I'm making an effort, folks. Promise. But, I'm either so exhausted that stringing a sentence together is beyond me, or I'm so flustered by a dead end type situation that, believe me, you don't want to hear what I'm thinking. My computer sits gathering dust, and I borrow The Husband's to read a little now and then. I have seen several fascinating posts that I want to come back to and chew on when my brain is once again functional. But, that's the extent of my contact with the world. Eventually, I will feel strong enough to tackle the hours and hours it will take to restore my computer. But, right now the thought makes my head hurt.
This much I have learned. This moving stuff is for youngns. (That's a whole topic on its own) I have aches in places I didn't know I had places. Everything is lost somewhere and the closer we get to making that last trip to clean up the house in Los Angeles, the more I dread the day. This nasty little feeling keeps popping up that maybe renting is not such a bad idea. That means that some day, maybe.... Obviously, in a few weeks I will wonder why I ever entertained such a ridiculous thought. Still, after a point, exhaustion plays tricks with your mind. Furthermore, while I bemoan my fatigue (insert sound of very tiny violin here), my heart is heavy for a couple of friends who are going through some genuinely tough times and deserve more attention and care than I am offering.

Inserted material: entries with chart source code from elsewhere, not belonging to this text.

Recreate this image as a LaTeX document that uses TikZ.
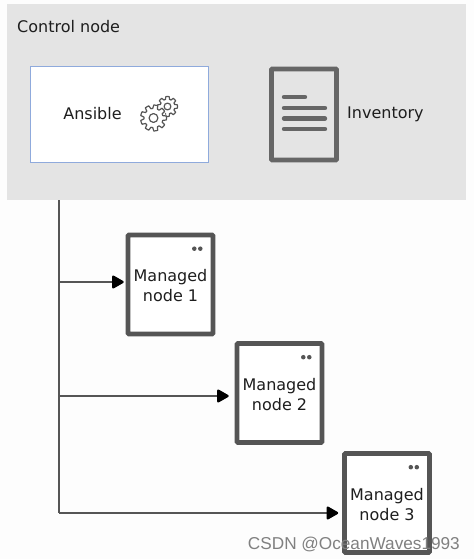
\documentclass[tikz,border=0pt]{standalone}
\usepackage{fontspec}
\setmainfont{DejaVu Sans}
\newfontfamily\wmfont{Liberation Sans}
\usetikzlibrary{arrows.meta,calc}
\definecolor{panelgray}{HTML}{E4E4E4}
\definecolor{boxgray}{HTML}{555555}
\definecolor{docgray}{HTML}{666666}
\definecolor{boxblue}{HTML}{8FAADC}
\definecolor{inkdark}{HTML}{1E1E1E}
\definecolor{pagewhite}{HTML}{FDFDFD}
\tikzset{
  lbl/.style={text=inkdark,font=\fontsize{16}{20}\selectfont,inner sep=0pt},
  managed/.style={draw=boxgray,line width=4.6pt,fill=white,minimum width=85pt,minimum height=99pt,
    inner sep=0pt,align=center,text=inkdark,rounded corners=0.8pt,font=\fontsize{16}{20}\selectfont},
  conn/.style={draw=boxgray,line width=2.4pt},
  arr/.style={draw=boxgray,line width=2.4pt,-{Triangle[length=13pt,width=14pt,color=black,round]}},
  dotmark/.style={circle,fill=boxgray,draw=none,minimum size=4.5pt,inner sep=0pt},
  gear/.style={draw=boxgray,line width=1.2pt,line join=round},
  docline/.style={draw=docgray,line width=4.4pt,line cap=round}
}
\newcommand{\gearpath}[4]{% x, y, outer r, teeth
  \pgfmathsetmacro{\gstep}{360/#4}
  \pgfmathsetmacro{\ginner}{#3*0.74}
  \draw[gear] ($(#1,#2)+(0:#3)$)
  \foreach \gi in {1,...,#4}{
    -- ($(#1,#2)+({(\gi-1)*\gstep+\gstep*0.22}:#3)$)
    -- ($(#1,#2)+({(\gi-1)*\gstep+\gstep*0.36}:\ginner)$)
    -- ($(#1,#2)+({(\gi-1)*\gstep+\gstep*0.64}:\ginner)$)
    -- ($(#1,#2)+({(\gi-1)*\gstep+\gstep*0.78}:#3)$)
    -- ($(#1,#2)+({\gi*\gstep}:#3)$)
  } -- cycle;
  \draw[gear] (#1,#2) circle ({#3*0.34});
}
\begin{document}
\begin{tikzpicture}[x=1pt,y=-1pt]
\useasboundingbox (0,0) rectangle (474,559);
\fill[pagewhite] (0,0) rectangle (474,559);
\fill[panelgray] (7,4.5) rectangle (465.5,200);
\node[lbl,anchor=west] (ctrl) at (17,27) {Control node};
\node[draw=boxblue,line width=0.9pt,fill=white,minimum width=178pt,minimum height=96pt,inner sep=0pt] (ans) at (119.5,114) {};
\node[lbl] (anstext) at (92.5,113.5) {Ansible};
\gearpath{167.5}{106.5}{10}{8}
\fill[white] (153.5,118) circle (12.5);
\gearpath{153.5}{118}{13}{9}
\node[draw=docgray,line width=4.8pt,fill=none,minimum width=65pt,minimum height=91pt,inner sep=0pt,rounded corners=0.8pt] (doc) at (304,114.5) {};
\draw[docline] (284,97) -- (305,97);
\draw[docline] (284,108) -- (325,108);
\draw[docline] (284,118.5) -- (325,118.5);
\draw[docline] (284,129) -- (325,129);
\node[lbl,anchor=west] (inv) at (347,114.5) {Inventory};
\node[managed,text depth=3pt] (m1) at (170.5,284.5) {\\[-3pt]Managed\\node 1};
\node[managed,text depth=3pt] (m2) at (279.5,393) {\\[-3pt]Managed\\node 2};
\node[managed,text depth=3pt] (m3) at (387,503) {\\[-3pt]Managed\\node 3};
\foreach \n in {m1,m2,m3}{
  \node[dotmark] (\n a) at ($(\n.north east)+(-21,16)$) {};
  \node[dotmark] (\n b) at ($(\n.north east)+(-15,16)$) {};
}
\coordinate (top) at (59,200);
\coordinate (j1) at (59,282);
\coordinate (j2) at (59,396);
\coordinate (j3) at (59,513);
\draw[conn] (top) -- (j3);
\draw[arr,shorten >=2pt] (j1) -- (m1.west |- j1);
\draw[arr,shorten >=6pt] (j2) -- (m2.west |- j2);
\draw[arr,shorten >=4pt] (j3) -- (m3.west |- j3);
\node[text=black!50,font=\wmfont\fontsize{17.2}{20}\selectfont,inner sep=0pt,anchor=east] (wm) at (460,544) {CSDN @OceanWaves1993};
\end{tikzpicture}
\end{document}
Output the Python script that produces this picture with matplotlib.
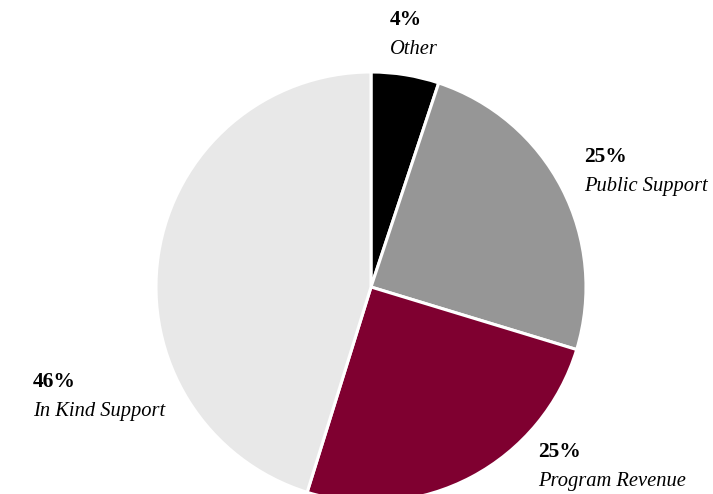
import matplotlib.pyplot as plt

# shares (clockwise from 12 o'clock)
categories = ["Other", "Public Support", "Program Revenue", "In Kind Support"]
shares = [5.1, 24.6, 25.1, 45.2]
pct_labels = ["4%", "25%", "25%", "46%"]
colors = ["#000000", "#969696", "#7f0030", "#e8e8e8"]

W, H = 713, 494
fig = plt.figure(figsize=(W / 100, H / 100), dpi=100)

# pie centre at (371, 287) px, radius 215 px
cx, cy, r = 371, H - 287, 215
ax = fig.add_axes([(cx - r) / W, (cy - r) / H, 2 * r / W, 2 * r / H])
ax.pie(shares, colors=colors, startangle=90, counterclock=False,
       wedgeprops=dict(edgecolor="white", linewidth=2.2))
ax.set_xlim(-1, 1)
ax.set_ylim(-1, 1)
ax.set_aspect("equal")
ax.axis("off")

# label anchors in pixels (left edge, centre of percent line)
label_pos = [(390, 20), (584, 157), (538, 452), (33, 382)]
for (x, y), pct, name in zip(label_pos, pct_labels, categories):
    fig.text(x / W, 1 - y / H, pct, family="Liberation Serif", weight="bold",
             fontsize=15.5, ha="left", va="center")
    fig.text(x / W, 1 - (y + 29) / H, name, family="Liberation Serif",
             style="italic", fontsize=14.8, ha="left", va="center")

fig.savefig("out.png", dpi=100)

Now, I have a few days before our next trip back down there. Yesterday I imitated a vegetable after thinking the night before that I had begun a case of flu. It appears that the symptoms were just my body telling me to stop and take a breath. Today, I woke feeling almost human for the first time in a couple of weeks. Moving day was, of course, hellacious. The husband had been forewarned that I would cry all day the day we moved. (Knock it off, you guys. I heard those groans. Some women do that sort of thing.) It turned out I was too tired to cry and I am still waiting for that day when I can just curl up and bawl for hours over my plants, my trees, my familiar nest. Eventually, this new place will be home. Just not yet.